With all that said, let’s recap.
- Browser sends an HTTP request for page
- Web server sends a response
- Browser converts response data (bytes) into tokens, via tokenization
- Browser turns tokens into nodes
- Browser turns nodes into the DOM tree
- Awaits CSSOM tree construction
Specificity
Now that we have a better understanding of how the browser is working under the hood, let’s take a look at some of the more common areas of confusion for developers. First up, specificity. At a very basic level we know specificity just means applying rules in the correct cascade order. There are many ways to target a specific tag using CSS selectors though, and the browser needs a way to negotiate which styles to give to a specific tag. Browsers make this decision by first calculating each selectors specificity value.
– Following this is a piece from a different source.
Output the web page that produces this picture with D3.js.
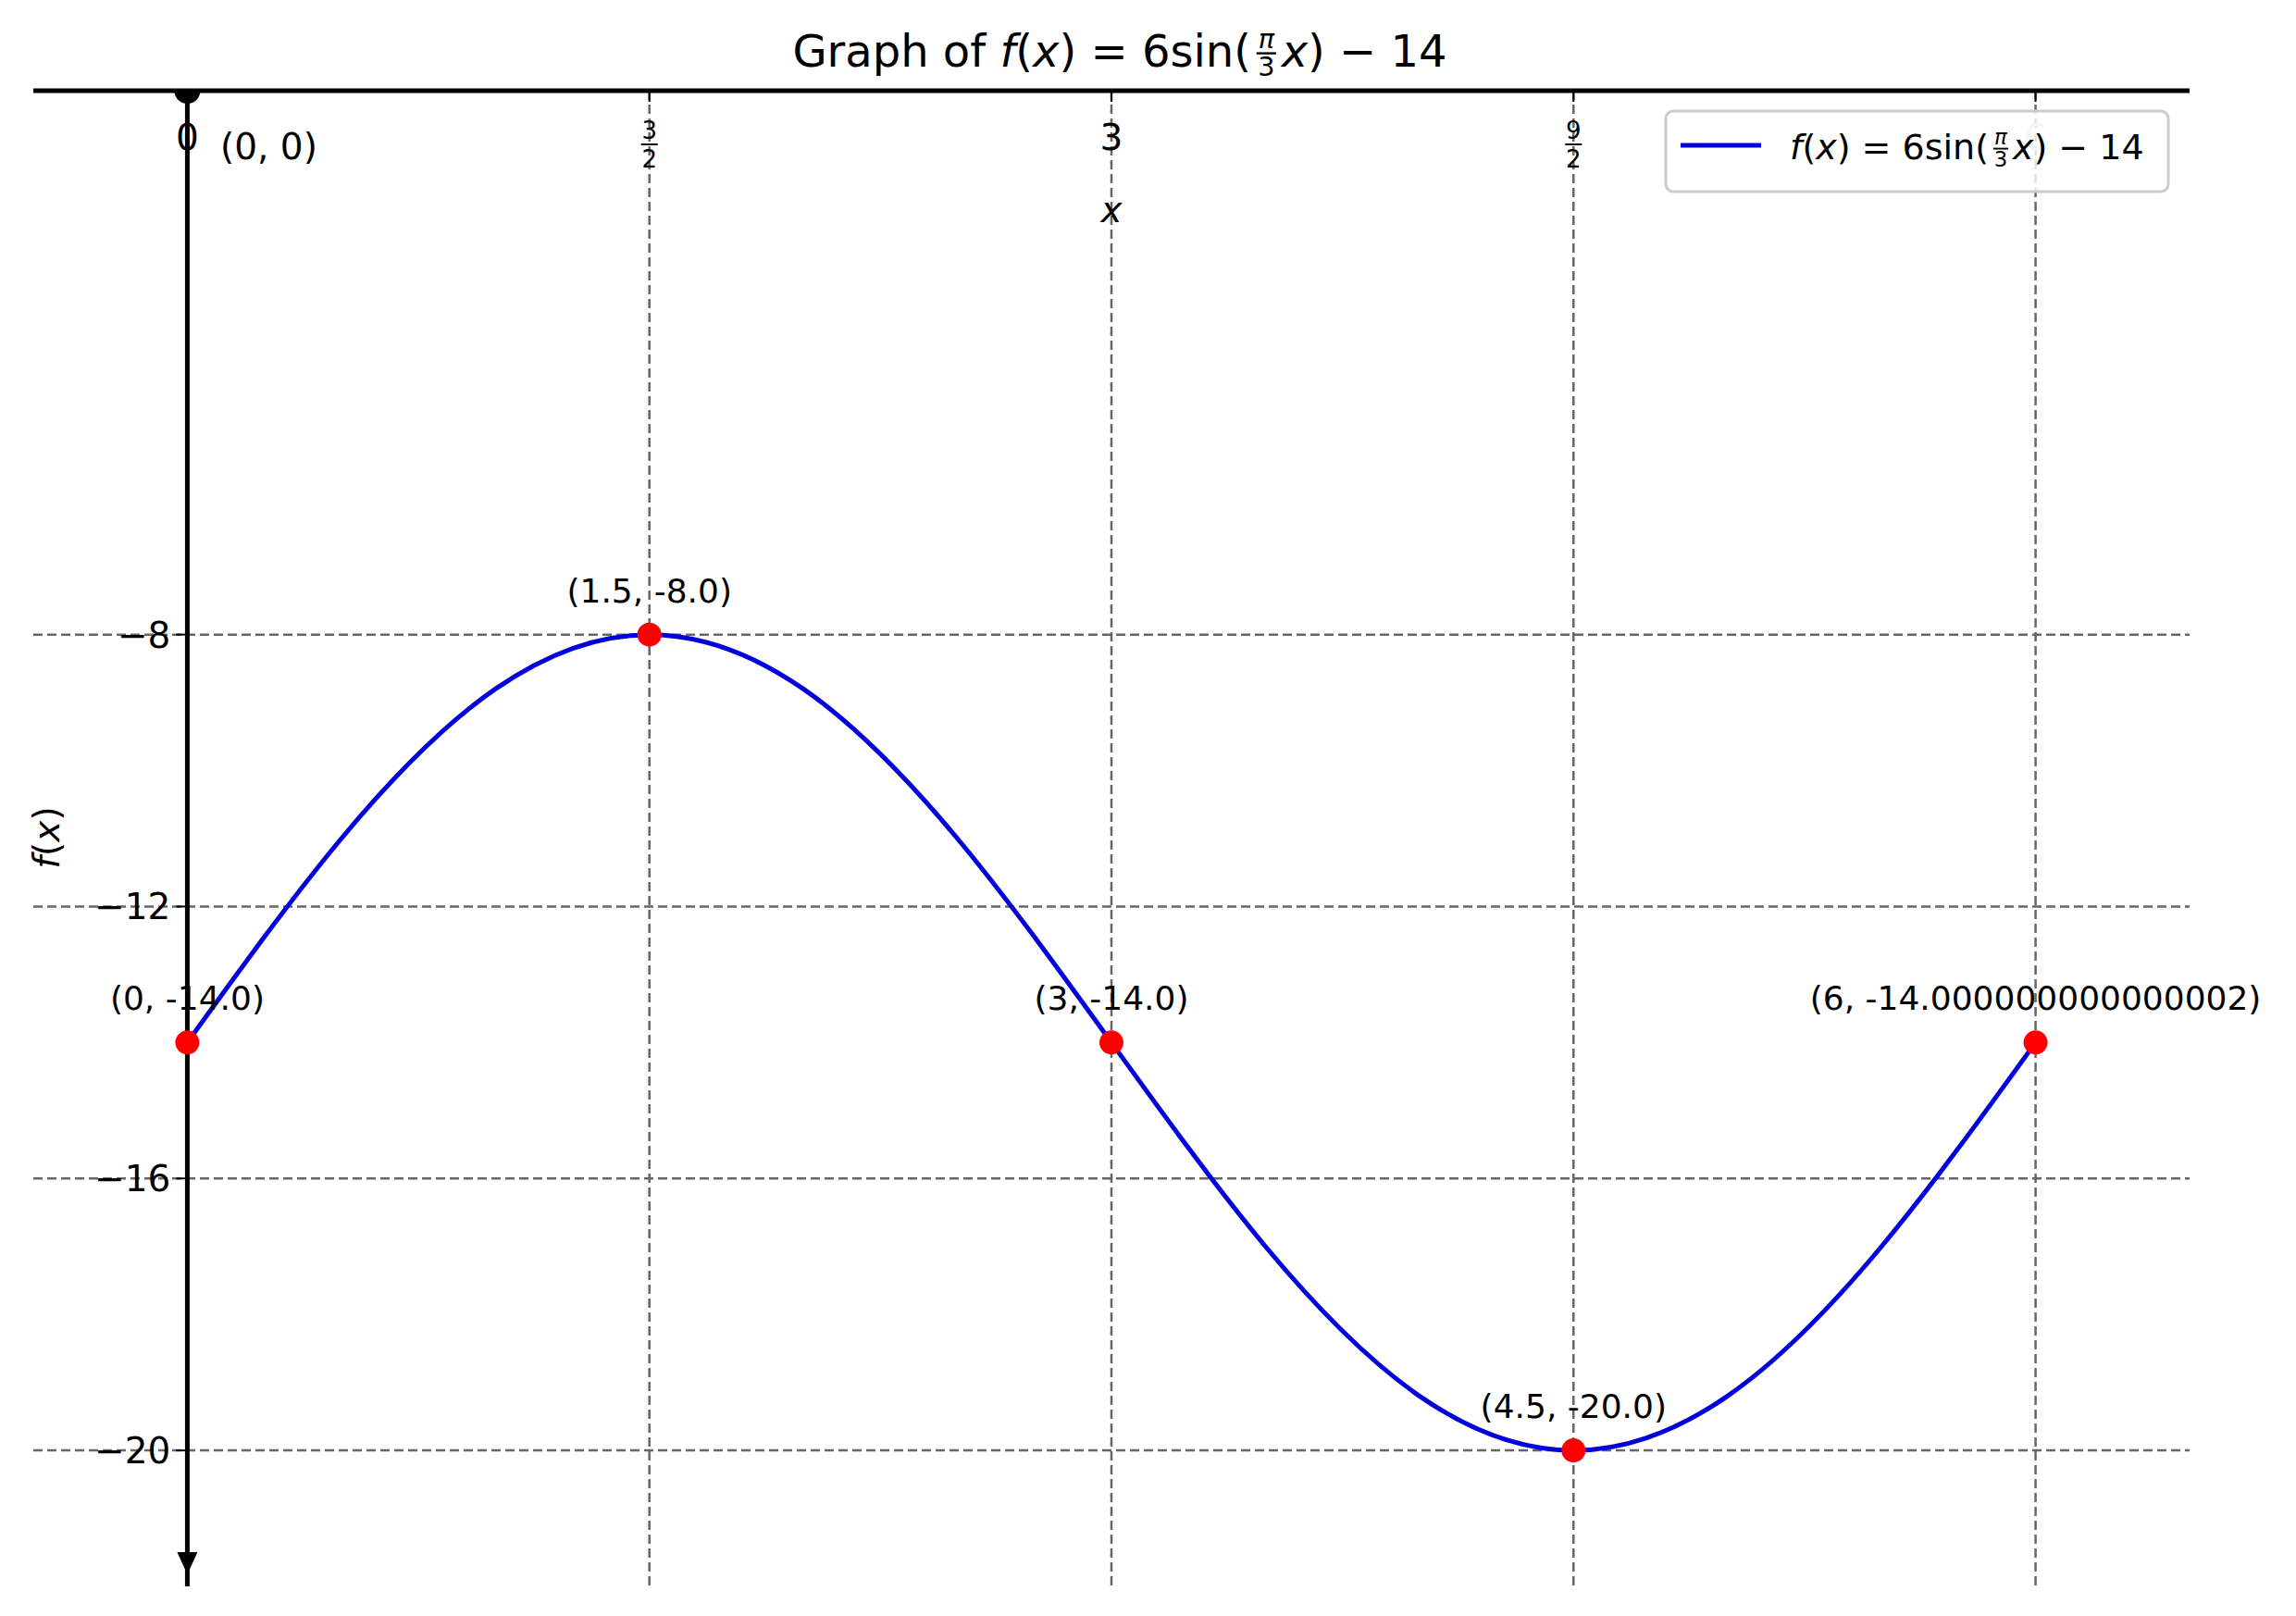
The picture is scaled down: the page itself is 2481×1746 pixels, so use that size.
<!DOCTYPE html>
<html>
<head>
<meta charset="utf-8">
<script src="https://cdn.jsdelivr.net/npm/d3@7"></script>
<style>
  body { margin: 0; background: #fff; }
  text { font-family: "DejaVu Sans", sans-serif; }
</style>
</head>
<body>
<svg id="chart" width="2481" height="1746"></svg>
<script>
// curve samples
const curveX = [0, 0.5, 1, 1.5, 2, 2.5, 3, 3.5, 4, 4.5, 5, 5.5, 6];
const curveY = [-14, -11, -8.8, -8, -8.8, -11, -14, -17, -19.2, -20, -19.2, -17, -14];
// marked points
const pointX = [0, 1.5, 3, 4.5, 6];
const pointY = [-14, -8, -14, -20, -14];
const pointLabels = ["(0, -14.0)", "(1.5, -8.0)", "(3, -14.0)", "(4.5, -20.0)", "(6, -14.000000000000002)"];
const xTicks = [0, 1.5, 3, 4.5, 6];
const xTickLabels = [["0"], ["3", "2"], ["3"], ["9", "2"], ["6"]];
const yTicks = [-8, -12, -16, -20];

const svg = d3.select("#chart");
const plotL = 36, plotR = 2366, plotT = 98, plotB = 1714;
const x = d3.scaleLinear().domain([-0.5, 6.5]).range([plotL, plotR]);
const y = d3.scaleLinear().domain([-22, 0]).range([plotB, plotT]);

// math text helper: parts are {t, it} or {frac:[n,d]}
function mathText(g, x0, y0, size, parts, anchor) {
  const grp = g.append("g");
  let cx = 0;
  parts.forEach(p => {
    if (p.frac) {
      const fs = size * 0.6;
      const pad = size * 0.1;
      const n = grp.append("text").attr("font-size", fs).attr("font-style", p.it ? "italic" : null)
        .attr("text-anchor", "middle").attr("y", -size * 0.42).text(p.frac[0]);
      const d = grp.append("text").attr("font-size", fs).attr("text-anchor", "middle")
        .attr("y", size * 0.2).text(p.frac[1]);
      const w = Math.max(n.node().getComputedTextLength(), d.node().getComputedTextLength()) + size * 0.1;
      n.attr("x", cx + pad + w / 2); d.attr("x", cx + pad + w / 2);
      grp.append("line").attr("x1", cx + pad + 1).attr("x2", cx + pad + w - 1)
        .attr("y1", -size * 0.3).attr("y2", -size * 0.3).attr("stroke", "#000").attr("stroke-width", size * 0.05);
      cx += w + 2 * pad;
    } else {
      const t = grp.append("text").attr("font-size", size).attr("x", cx)
        .attr("font-style", p.it ? "italic" : null).attr("xml:space", "preserve").text(p.t);
      cx += t.node().getComputedTextLength();
    }
  });
  const off = anchor === "middle" ? -cx / 2 : anchor === "end" ? -cx : 0;
  grp.attr("transform", `translate(${x0 + off},${y0})`);
  return cx;
}

const formula = [
  {t: "f", it: true}, {t: "("}, {t: "x", it: true}, {t: ") = 6sin("},
  {frac: ["π", "3"], it: true}, {t: "x", it: true}, {t: ") − 14"}
];

// grid
svg.append("g").selectAll("line").data(xTicks).join("line")
  .attr("x1", d => x(d)).attr("x2", d => x(d)).attr("y1", plotT).attr("y2", plotB)
  .attr("stroke", "#666").attr("stroke-width", 2.5).attr("stroke-dasharray", "10,5");
svg.append("g").selectAll("line").data(yTicks).join("line")
  .attr("x1", plotL).attr("x2", plotR).attr("y1", d => y(d)).attr("y2", d => y(d))
  .attr("stroke", "#666").attr("stroke-width", 2.5).attr("stroke-dasharray", "10,5");

// top spine (y=0) and left spine (x=0)
svg.append("line").attr("x1", plotL).attr("x2", plotR).attr("y1", y(0)).attr("y2", y(0))
  .attr("stroke", "#000").attr("stroke-width", 5);
svg.append("line").attr("x1", x(0)).attr("x2", x(0)).attr("y1", y(0)).attr("y2", plotB)
  .attr("stroke", "#000").attr("stroke-width", 5);
// arrow and top cap
svg.append("path")
  .attr("d", `M${x(0) - 11},${plotB - 37} L${x(0) + 11},${plotB - 37} L${x(0)},${plotB - 13} Z`)
  .attr("fill", "#000");
svg.append("path")
  .attr("d", d3.arc()({innerRadius: 0, outerRadius: 14, startAngle: Math.PI / 2, endAngle: Math.PI * 1.5}))
  .attr("transform", `translate(${x(0)},${y(0)})`).attr("fill", "#000");

// x ticks + labels (below top spine)
xTicks.forEach((t, i) => {
  svg.append("line").attr("x1", x(t)).attr("x2", x(t)).attr("y1", y(0)).attr("y2", y(0) + 12)
    .attr("stroke", "#000").attr("stroke-width", 2);
  const lab = xTickLabels[i];
  if (lab.length === 1) {
    svg.append("text").attr("x", x(t)).attr("y", 162).attr("text-anchor", "middle")
      .attr("font-size", 39).attr("fill", i === 4 ? "#ccc" : "#000").text(lab[0]);
  } else {
    svg.append("text").attr("x", x(t)).attr("y", 150).attr("text-anchor", "middle").attr("font-size", 26).text(lab[0]);
    svg.append("line").attr("x1", x(t) - 9).attr("x2", x(t) + 9).attr("y1", 156).attr("y2", 156)
      .attr("stroke", "#000").attr("stroke-width", 2);
    svg.append("text").attr("x", x(t)).attr("y", 181).attr("text-anchor", "middle").attr("font-size", 26).text(lab[1]);
  }
});
// y ticks
yTicks.forEach(t => {
  svg.append("line").attr("x1", x(0) - 12).attr("x2", x(0)).attr("y1", y(t)).attr("y2", y(t))
    .attr("stroke", "#000").attr("stroke-width", 2);
  svg.append("text").attr("x", x(0) - 18).attr("y", y(t) + 14).attr("text-anchor", "end")
    .attr("font-size", 39).text("−" + Math.abs(t));
});

// axis labels
svg.append("text").attr("x", 1201).attr("y", 240).attr("text-anchor", "middle")
  .attr("font-size", 39).attr("font-style", "italic").text("x");
mathText(svg.append("g").attr("transform", "translate(64,905) rotate(-90)"), 0, 0, 39,
  [{t: "f", it: true}, {t: "("}, {t: "x", it: true}, {t: ")"}], "middle");

// title
mathText(svg, 1210, 72, 48, [{t: "Graph of "}].concat(formula), "middle");

// curve
const curveData = curveX.map((v, i) => [v, curveY[i]]);
svg.append("path").datum(curveData)
  .attr("d", d3.line().x(d => x(d[0])).y(d => y(d[1])).curve(d3.curveNatural))
  .attr("fill", "none").attr("stroke", "#0000dd").attr("stroke-width", 5);

// points and labels
svg.append("g").selectAll("circle").data(pointX).join("circle")
  .attr("cx", d => x(d)).attr("cy", (d, i) => y(pointY[i])).attr("r", 13).attr("fill", "#ff0000");
svg.append("g").selectAll("text").data(pointLabels).join("text")
  .attr("x", (d, i) => x(pointX[i])).attr("y", (d, i) => y(pointY[i]) - 35)
  .attr("text-anchor", "middle").attr("font-size", 36).text(d => d);
svg.append("text").attr("x", 238).attr("y", 172).attr("font-size", 39).text("(0, 0)");

// legend
svg.append("rect").attr("x", 1800).attr("y", 120).attr("width", 543).attr("height", 87).attr("rx", 8)
  .attr("fill", "rgba(255,255,255,0.8)").attr("stroke", "#ccc").attr("stroke-width", 3);
svg.append("line").attr("x1", 1816).attr("x2", 1903).attr("y1", 157).attr("y2", 157)
  .attr("stroke", "#0000dd").attr("stroke-width", 5);
mathText(svg, 1934, 172, 38, formula, "start");
</script>
</body>
</html>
Unfortunately specificity calculation has baffled many JavaScript developers, so let’s take a deeper dive into how this calculation is made. We’ll use an example of a div with a class of “container”. Nested inside that div we’ll have another div with an id of “main”. Inside that we’ll have a p tag that contains an anchor tag. Without peeking ahead, do you know what color the anchor tag will be?
-
#main a { color: green; }
-
p a { color: yellow; }
-
.container #main a { color: pink; }
-
div #main p a { color: orange; }
-
a { color: red; }
The answer is pink, with a value of 111. Here are the remaining results:
-
div #main p a: 103
-
#main a: 101
-
p a: 2
-
a: 1
To determine the number, you need to calculate the following:
- First number: The number of ID selectors.
- Second number: The number of class selectors, attribute selectors (ex: [type=”text”], [rel=”nofollow”]), and pseudo-classes (ex: :hover, :visited).
- Third number: The number of type selectors and pseudo-elements (ex: ::before, ::after).
So, for a selector that looks like this:
-
#header .navbar li a:visited
The value will be 122 because we have one ID, one class, one pseudo-class, and two type selectors (li, a).
Positioning
Second, I want to take a moment to discuss positioning. Positioning and layout go hand in hand as we saw earlier in this post. Layout is a recursive process that can be triggered on the entire render tree as a result of a global style change, or incrementally where only dirty parts of the page will be laid out over. One interesting thing to note if we think back to the render tree is that with absolute positioning, the object being laid out is put in the render tree in a different place than in the DOM tree.
I’m also asked frequently about using flexbox versus floats. Of course, flexbox is great from a usability standpoint, but when applied to the same element, a flexbox layout will render in roughly 3.5ms whereas a floated layout can take around 14ms. So, it pays to keep up with your CSS skills just as much as you do your JavaScript skills.
Z-Index
Finally, I want to discuss z-index. At first, it sounds simple. Every element in an HTML document can be either in front of or behind every other element in the document. It also only works on positioned elements. If you try to set a z-index on an element with no position specified, it won’t do anything.
The key to debudding z-index issues is understanding stacking contexts, and to always start at the stacking contexts root element. A stacking context is just a three-dimensional conceptualization of HTML elements along an imaginary z-axis relative to the user facing the viewport. In other words, it’s groups of elements with a common parent that move forward or backward together. Every stacking context has a single HTML element as its root element and when z-index and position properties aren’t involved, the rules are simple. The stacking order is the same as the order of appearance in the HTML.
You can however, create new stacking contexts with properties other than z-index and this is where things get complicated. Opacity, when it’s value is less than one, filter when its value is something other than none, and mix-blend-mode when its value is something other than normal will actually create new stacking contexts. Just a reminder, blend mode determines how the pixels on a specific layer interact with the visible pixels on the layers below it.
The transform property also triggers a new stacking context when its value isn’t none. For example, scale(1) and translate3d(0,0,0). Again, as a reminder the scale property is used to adjust size, and translate3d triggers the GPU into action for CSS transitions making them smoother.
So, as you can see in my talk we’re going to finally take a step back and stop mindlessly throwing darts at the dart board! We’ll discuss the most common issues developers face such as, z-index, the cascade, and positioning in depth by diving deep into the browser’s internal rendering engine structure to see how our styles are actually parsed. Sure, you may still not have an eye for design, but you might just walk away as a CSS guru!